Quote from the first line below through the line that contains "fig = go.Figure()", both included, and leave the pictures out.

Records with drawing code
===

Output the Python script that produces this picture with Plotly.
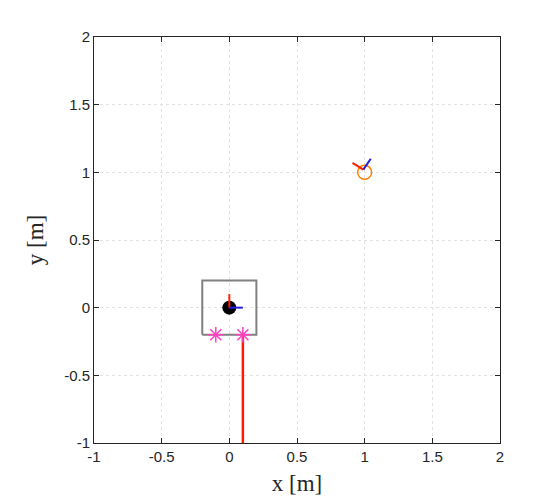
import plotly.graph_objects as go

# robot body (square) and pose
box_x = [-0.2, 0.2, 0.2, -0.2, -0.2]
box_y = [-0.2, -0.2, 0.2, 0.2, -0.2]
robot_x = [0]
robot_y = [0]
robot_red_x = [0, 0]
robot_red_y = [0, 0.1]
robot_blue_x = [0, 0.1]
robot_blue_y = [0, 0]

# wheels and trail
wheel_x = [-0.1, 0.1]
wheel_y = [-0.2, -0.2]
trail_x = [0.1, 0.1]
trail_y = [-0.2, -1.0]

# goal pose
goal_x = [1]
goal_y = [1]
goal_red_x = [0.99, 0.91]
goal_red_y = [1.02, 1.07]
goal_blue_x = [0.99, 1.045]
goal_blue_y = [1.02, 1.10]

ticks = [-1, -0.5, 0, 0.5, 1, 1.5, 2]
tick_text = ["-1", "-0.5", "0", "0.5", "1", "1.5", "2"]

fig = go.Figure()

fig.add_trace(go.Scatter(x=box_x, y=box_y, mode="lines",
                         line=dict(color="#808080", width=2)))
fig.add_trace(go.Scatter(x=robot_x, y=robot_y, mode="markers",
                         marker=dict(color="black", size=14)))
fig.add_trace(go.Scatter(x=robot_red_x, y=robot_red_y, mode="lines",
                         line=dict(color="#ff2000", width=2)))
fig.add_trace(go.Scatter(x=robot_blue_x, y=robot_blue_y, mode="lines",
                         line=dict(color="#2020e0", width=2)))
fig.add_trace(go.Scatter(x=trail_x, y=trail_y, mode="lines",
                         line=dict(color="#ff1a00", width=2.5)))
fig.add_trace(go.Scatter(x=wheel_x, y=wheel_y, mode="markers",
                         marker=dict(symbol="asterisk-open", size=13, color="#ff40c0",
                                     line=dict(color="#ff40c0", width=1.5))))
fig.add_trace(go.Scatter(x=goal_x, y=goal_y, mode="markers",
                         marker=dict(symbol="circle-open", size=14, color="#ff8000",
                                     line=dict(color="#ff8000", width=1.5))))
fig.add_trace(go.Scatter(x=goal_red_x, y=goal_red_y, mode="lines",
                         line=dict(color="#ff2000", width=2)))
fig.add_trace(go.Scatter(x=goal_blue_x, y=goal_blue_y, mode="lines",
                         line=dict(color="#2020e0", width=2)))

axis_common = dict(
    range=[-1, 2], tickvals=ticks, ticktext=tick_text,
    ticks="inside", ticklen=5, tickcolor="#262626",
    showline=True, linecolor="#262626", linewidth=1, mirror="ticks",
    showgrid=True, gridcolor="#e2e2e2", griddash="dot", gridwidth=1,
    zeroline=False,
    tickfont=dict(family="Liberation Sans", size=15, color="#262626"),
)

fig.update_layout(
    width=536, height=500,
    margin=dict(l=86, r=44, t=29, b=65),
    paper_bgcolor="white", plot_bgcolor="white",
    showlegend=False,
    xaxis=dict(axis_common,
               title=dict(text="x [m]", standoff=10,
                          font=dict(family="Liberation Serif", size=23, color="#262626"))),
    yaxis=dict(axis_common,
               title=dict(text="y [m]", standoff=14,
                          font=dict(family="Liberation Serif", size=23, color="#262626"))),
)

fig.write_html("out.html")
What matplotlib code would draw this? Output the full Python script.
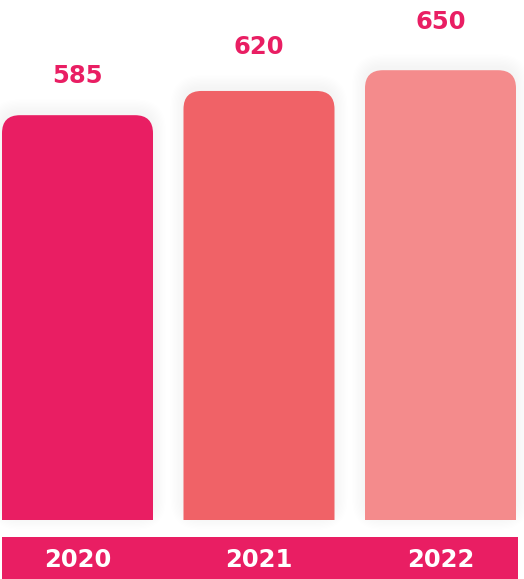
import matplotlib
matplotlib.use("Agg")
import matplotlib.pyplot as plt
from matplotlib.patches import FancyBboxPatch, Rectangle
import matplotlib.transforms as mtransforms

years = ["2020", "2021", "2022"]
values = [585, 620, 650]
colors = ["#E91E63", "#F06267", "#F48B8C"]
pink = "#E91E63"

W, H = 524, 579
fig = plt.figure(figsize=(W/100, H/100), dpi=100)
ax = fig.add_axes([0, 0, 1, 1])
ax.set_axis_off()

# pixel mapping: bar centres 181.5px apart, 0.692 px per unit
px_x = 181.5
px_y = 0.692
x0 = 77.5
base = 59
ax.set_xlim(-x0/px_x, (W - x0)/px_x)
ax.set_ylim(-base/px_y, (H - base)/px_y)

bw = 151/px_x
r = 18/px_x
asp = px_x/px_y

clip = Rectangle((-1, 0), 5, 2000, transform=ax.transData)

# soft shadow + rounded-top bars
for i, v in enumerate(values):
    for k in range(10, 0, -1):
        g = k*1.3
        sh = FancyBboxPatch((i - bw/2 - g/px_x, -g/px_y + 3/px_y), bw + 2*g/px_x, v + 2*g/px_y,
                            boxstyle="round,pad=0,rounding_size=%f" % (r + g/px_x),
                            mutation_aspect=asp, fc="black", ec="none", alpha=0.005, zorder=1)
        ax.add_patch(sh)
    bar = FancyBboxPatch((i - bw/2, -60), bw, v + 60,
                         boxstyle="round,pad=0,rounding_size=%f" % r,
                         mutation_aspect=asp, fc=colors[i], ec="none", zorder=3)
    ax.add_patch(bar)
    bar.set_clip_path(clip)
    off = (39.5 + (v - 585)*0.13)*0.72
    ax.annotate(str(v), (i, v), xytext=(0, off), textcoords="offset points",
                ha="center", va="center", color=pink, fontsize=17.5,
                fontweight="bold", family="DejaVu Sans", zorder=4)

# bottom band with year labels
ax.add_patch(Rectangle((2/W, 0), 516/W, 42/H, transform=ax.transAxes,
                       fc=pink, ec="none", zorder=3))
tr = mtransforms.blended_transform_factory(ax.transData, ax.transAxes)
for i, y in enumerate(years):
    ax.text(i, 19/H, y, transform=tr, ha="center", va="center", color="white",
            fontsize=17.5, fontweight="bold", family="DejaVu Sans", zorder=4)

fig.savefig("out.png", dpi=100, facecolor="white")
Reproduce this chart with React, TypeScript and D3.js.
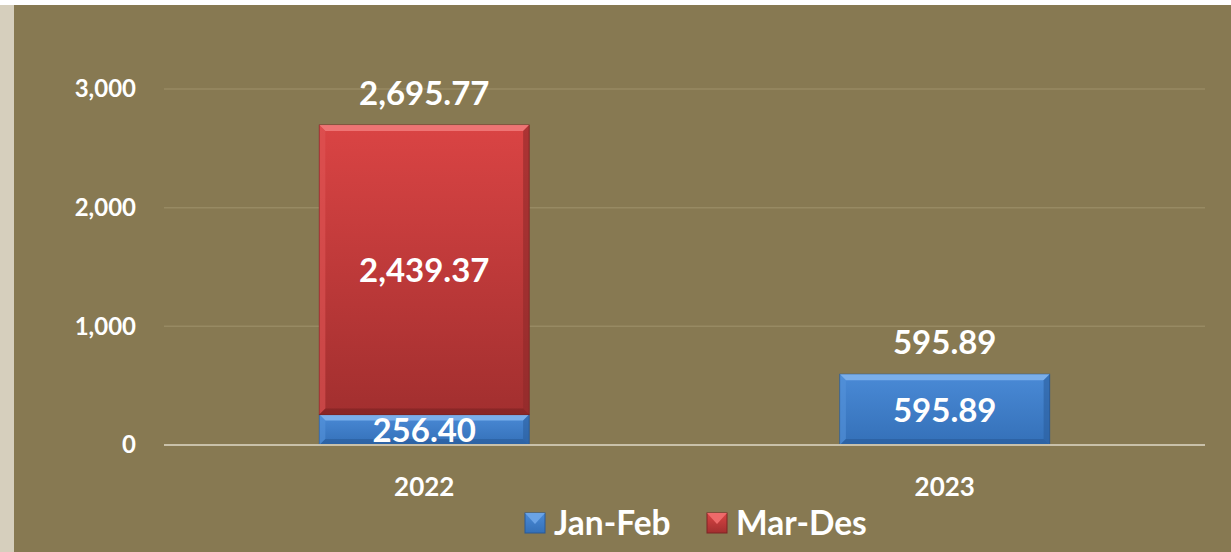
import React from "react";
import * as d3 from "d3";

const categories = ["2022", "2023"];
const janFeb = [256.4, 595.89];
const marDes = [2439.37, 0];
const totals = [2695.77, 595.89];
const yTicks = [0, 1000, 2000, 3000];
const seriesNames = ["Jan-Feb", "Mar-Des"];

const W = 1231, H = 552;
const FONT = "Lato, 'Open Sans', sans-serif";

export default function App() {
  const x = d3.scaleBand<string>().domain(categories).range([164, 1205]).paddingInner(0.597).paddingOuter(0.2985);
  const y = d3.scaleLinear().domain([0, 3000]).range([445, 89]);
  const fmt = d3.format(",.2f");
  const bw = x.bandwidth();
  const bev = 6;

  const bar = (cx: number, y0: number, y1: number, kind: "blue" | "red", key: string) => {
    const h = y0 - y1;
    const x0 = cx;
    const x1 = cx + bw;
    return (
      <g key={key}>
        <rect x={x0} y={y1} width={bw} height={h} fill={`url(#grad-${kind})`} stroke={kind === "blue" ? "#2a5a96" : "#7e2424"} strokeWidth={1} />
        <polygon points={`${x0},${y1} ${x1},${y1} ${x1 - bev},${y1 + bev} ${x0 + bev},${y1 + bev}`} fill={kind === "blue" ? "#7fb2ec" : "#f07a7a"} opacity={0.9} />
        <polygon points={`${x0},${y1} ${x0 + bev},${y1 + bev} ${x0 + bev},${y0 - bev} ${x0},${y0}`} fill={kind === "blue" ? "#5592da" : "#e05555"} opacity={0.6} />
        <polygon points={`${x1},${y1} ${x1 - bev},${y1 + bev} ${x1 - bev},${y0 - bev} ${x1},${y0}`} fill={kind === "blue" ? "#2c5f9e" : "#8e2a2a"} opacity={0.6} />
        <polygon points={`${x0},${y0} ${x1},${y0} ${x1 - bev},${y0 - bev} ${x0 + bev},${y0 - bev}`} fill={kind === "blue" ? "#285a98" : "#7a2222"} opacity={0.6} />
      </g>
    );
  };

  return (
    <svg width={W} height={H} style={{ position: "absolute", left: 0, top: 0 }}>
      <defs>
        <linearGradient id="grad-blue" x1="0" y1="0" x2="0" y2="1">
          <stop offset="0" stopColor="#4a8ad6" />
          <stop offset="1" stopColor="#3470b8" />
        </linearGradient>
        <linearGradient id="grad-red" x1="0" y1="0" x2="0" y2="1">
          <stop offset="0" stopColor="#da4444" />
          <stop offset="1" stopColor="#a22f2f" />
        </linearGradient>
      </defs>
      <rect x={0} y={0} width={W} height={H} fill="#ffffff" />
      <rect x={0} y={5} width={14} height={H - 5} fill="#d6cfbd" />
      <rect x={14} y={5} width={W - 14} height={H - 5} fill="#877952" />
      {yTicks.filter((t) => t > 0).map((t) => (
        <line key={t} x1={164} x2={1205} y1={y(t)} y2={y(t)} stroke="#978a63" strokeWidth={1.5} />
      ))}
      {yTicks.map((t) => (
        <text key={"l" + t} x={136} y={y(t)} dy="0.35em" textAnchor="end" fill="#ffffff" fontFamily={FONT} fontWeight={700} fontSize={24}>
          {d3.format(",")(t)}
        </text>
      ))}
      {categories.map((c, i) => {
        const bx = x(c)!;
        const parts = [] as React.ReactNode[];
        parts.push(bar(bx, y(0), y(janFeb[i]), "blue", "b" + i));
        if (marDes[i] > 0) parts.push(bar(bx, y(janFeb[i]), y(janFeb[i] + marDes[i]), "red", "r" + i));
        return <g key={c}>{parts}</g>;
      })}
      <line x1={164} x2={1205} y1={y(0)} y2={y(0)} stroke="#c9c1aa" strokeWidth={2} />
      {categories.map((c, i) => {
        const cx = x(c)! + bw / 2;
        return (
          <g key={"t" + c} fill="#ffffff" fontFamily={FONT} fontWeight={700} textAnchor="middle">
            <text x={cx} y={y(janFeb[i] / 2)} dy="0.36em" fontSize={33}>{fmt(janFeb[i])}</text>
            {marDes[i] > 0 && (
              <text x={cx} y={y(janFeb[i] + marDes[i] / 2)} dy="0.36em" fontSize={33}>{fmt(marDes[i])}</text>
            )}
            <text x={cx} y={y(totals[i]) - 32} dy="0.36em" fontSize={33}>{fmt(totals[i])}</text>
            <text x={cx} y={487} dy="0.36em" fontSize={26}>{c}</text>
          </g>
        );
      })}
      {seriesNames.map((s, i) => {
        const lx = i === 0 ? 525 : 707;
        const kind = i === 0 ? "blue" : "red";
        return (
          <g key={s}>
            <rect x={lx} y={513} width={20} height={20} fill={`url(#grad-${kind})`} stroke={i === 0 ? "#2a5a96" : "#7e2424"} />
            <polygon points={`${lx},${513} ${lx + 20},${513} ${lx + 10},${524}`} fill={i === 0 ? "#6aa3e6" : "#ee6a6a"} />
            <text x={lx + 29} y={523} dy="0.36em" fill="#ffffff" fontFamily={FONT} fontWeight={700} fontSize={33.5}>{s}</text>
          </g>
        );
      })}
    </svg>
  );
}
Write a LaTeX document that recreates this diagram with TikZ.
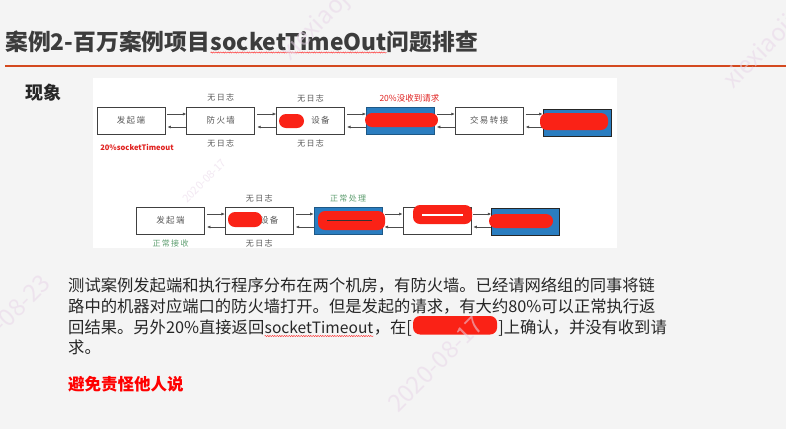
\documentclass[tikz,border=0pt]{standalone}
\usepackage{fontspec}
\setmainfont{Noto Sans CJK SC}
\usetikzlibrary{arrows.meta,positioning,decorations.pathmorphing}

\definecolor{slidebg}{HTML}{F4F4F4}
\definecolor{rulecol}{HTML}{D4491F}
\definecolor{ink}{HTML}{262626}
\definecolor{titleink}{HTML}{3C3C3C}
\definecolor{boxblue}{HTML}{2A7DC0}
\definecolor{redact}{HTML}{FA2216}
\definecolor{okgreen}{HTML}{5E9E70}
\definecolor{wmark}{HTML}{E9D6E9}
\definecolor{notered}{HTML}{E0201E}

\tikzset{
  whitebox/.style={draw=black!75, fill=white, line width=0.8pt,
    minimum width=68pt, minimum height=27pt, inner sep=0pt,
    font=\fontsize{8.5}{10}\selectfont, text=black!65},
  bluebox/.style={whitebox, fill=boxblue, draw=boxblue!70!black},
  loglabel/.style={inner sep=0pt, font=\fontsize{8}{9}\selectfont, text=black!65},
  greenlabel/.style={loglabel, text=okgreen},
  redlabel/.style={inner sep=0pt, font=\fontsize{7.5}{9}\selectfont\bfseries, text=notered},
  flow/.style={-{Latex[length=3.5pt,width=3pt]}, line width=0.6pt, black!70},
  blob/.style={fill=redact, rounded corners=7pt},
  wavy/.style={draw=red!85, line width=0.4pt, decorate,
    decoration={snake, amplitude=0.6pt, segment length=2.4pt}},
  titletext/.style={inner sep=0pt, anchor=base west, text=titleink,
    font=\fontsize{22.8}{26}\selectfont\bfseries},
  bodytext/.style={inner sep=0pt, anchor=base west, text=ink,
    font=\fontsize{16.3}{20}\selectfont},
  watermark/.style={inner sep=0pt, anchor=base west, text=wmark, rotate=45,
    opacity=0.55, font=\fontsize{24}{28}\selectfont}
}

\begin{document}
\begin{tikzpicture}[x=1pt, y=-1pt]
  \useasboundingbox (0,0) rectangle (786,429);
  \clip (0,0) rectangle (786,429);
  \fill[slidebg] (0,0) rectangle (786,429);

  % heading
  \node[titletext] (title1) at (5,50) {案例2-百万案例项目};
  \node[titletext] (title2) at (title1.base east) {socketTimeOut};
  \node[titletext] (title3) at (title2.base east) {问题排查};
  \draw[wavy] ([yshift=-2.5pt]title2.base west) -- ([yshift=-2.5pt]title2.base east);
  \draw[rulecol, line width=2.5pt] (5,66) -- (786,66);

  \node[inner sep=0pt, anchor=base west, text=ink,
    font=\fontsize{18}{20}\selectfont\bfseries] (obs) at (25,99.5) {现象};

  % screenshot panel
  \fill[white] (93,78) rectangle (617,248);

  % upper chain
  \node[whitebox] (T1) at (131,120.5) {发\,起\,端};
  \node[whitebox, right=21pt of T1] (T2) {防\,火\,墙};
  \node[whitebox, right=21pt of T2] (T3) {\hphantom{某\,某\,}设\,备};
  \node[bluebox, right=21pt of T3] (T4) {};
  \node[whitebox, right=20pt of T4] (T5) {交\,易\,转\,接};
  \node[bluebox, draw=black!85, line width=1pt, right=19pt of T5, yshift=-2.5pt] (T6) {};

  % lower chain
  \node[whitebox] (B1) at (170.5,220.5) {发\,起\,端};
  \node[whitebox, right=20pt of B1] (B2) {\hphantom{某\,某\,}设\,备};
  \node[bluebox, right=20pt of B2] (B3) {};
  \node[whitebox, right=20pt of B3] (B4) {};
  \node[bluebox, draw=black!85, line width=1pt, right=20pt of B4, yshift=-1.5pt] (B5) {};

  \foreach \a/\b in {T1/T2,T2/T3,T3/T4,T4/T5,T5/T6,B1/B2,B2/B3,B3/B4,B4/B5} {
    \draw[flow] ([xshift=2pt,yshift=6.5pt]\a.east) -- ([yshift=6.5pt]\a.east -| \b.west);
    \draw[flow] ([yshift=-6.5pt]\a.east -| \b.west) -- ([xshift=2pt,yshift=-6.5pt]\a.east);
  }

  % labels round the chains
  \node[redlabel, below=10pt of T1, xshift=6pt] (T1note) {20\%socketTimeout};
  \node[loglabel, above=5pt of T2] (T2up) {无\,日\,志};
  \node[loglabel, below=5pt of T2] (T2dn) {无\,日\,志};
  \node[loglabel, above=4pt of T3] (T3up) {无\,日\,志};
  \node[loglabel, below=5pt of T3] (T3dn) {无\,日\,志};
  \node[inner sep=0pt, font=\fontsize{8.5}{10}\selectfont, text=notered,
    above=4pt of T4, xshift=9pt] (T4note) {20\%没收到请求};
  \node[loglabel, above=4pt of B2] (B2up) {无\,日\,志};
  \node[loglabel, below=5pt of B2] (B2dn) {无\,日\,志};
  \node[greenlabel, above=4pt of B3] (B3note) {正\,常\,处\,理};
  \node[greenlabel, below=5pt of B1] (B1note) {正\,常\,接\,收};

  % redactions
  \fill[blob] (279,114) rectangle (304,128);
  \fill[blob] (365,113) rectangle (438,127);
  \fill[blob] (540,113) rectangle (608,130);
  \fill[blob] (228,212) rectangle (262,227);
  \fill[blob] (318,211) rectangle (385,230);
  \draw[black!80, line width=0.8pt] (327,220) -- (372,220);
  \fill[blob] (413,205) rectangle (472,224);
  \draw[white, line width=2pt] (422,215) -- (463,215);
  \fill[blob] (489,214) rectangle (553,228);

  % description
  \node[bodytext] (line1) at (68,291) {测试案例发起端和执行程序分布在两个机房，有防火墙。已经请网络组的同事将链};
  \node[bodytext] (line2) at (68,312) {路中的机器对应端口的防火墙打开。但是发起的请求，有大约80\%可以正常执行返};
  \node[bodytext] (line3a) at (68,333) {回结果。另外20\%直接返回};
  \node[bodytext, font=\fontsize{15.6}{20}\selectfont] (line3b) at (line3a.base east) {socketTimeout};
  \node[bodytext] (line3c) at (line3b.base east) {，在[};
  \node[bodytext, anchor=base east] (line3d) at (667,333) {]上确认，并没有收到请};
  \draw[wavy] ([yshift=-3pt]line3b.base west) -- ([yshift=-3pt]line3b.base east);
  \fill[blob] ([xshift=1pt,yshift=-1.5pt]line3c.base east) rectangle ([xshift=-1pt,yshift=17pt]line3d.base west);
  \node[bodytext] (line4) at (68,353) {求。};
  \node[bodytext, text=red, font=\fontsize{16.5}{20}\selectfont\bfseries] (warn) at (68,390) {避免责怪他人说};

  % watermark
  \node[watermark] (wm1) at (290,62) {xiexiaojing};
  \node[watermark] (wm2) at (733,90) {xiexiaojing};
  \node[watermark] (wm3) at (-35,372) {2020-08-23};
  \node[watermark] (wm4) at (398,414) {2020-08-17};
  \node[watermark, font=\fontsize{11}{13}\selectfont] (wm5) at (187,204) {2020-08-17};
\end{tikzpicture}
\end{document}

===

**FINISHED TASK:**
Output the Python script that produces this picture with Plotly.
import plotly.graph_objects as go

# robot body (square) and pose
box_x = [-0.2, 0.2, 0.2, -0.2, -0.2]
box_y = [-0.2, -0.2, 0.2, 0.2, -0.2]
robot_x = [0]
robot_y = [0]
robot_red_x = [0, 0]
robot_red_y = [0, 0.1]
robot_blue_x = [0, 0.1]
robot_blue_y = [0, 0]

# wheels and trail
wheel_x = [-0.1, 0.1]
wheel_y = [-0.2, -0.2]
trail_x = [0.1, 0.1]
trail_y = [-0.2, -1.0]

# goal pose
goal_x = [1]
goal_y = [1]
goal_red_x = [0.99, 0.91]
goal_red_y = [1.02, 1.07]
goal_blue_x = [0.99, 1.045]
goal_blue_y = [1.02, 1.10]

ticks = [-1, -0.5, 0, 0.5, 1, 1.5, 2]
tick_text = ["-1", "-0.5", "0", "0.5", "1", "1.5", "2"]

fig = go.Figure()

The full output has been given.